Comprehensive Calculation Walkthrough
Suppose your city recorded 2,450 reportable crimes between January and September, serving a population of 150,000 residents. You believe your reporting system captures roughly 95% of real incidents, and your city is predominantly urban. The calculator performs the following steps:
- Annualize: 2,450 crimes ÷ 9 months × 12 months = 3,266.7 annualized incidents.
- Confidence adjustment: 3,266.7 ÷ 0.95 = 3,438.6 estimated actual incidents.
- Rate: 3,438.6 ÷ 150,000 × 100,000 = 2,292.4 incidents per 100,000 population.
- Environmental multiplier: 2,292.4 × 1.05 (urban factor) = 2,406.0 context-adjusted rate.

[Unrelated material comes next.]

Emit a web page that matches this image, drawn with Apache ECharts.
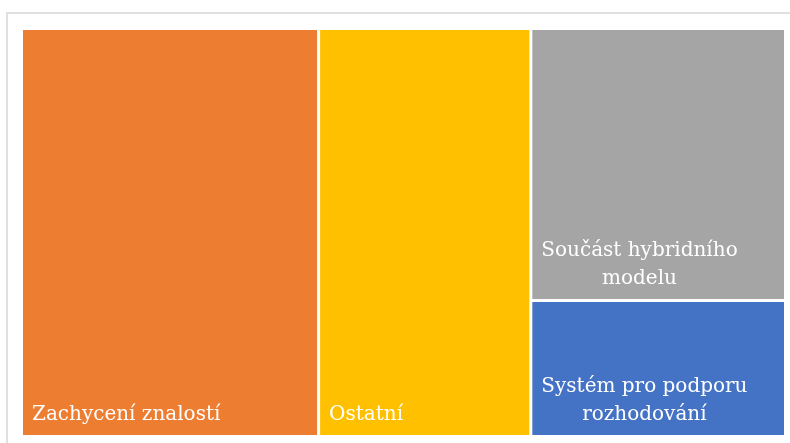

- Violent and property subsets follow the same logic, enabling targeted analysis and targeted benchmarking against figures like 380 violent incidents per 100,000 nationwide.
This example underscores the significance of partial-year corrections. Without annualization, observers might wrongly assume the city experiences only 2,450 crimes per year, nearly 30% less than the adjusted projection. Additionally, comparability requires using the same seasonality adjustments as other jurisdictions, especially when presenting data to audiences familiar with the National Institute of Justice guidelines for statistical reporting.
Interpreting Output and Communicating Insights
Once you obtain the crime rate per 100,000, the work is not finished. Interpretation should involve framing, benchmarking, storytelling, and action planning. Below are practical strategies:
- Benchmark variance: Compare your rate to the selected benchmark (national average or regional goal) and quantify the margin in percentage terms.
- Category emphasis: If your violent rate is higher than your property rate relative to national numbers, highlight targeted interventions such as hotspot policing or violence interruption programs.
- Temporal annotations: Annotate any unusual events (major festivals, natural disasters) occurring during the period that could inflate or deflate totals.
- Visualization: Use charts to show the relationship between violent and property segments. Our calculator automatically generates a bar chart using Chart.js to help audiences absorb the differences at a glance.
- Transparency: Publish metadata covering population sources, collection methodology, and any transformation steps applied to the data.
Best Practices Checklist
- Use consistent offense definitions that match FBI or Bureau of Justice Statistics documentation.
- Update population denominators annually using census or certified estimates.
- Maintain logs of reporting gaps, system outages, or classification changes to justify adjustments.
- Segment by precinct or neighborhood to promote targeted resource allocation.
- Pair crime rates with non-criminal justice indicators such as unemployment, school attendance, or housing stability for holistic analysis.
Finally, remember that a crime rate is a lagging indicator. Preventive strategies take time to reflect in the numbers, particularly for violent crime where social dynamics play a large role. Complement the quantitative approach with qualitative community feedback to capture emerging issues before they appear in next year’s stats.
Armed with precise calculations, contextual benchmarks, and a commitment to transparent communication, decision makers can leverage the crime rate per 100,000 metric to evaluate policing strategies, prioritize investments, and improve quality of life. Treat every calculation as both a technical exercise and a storytelling opportunity, and your audience will trust the narrative as much as the numbers themselves.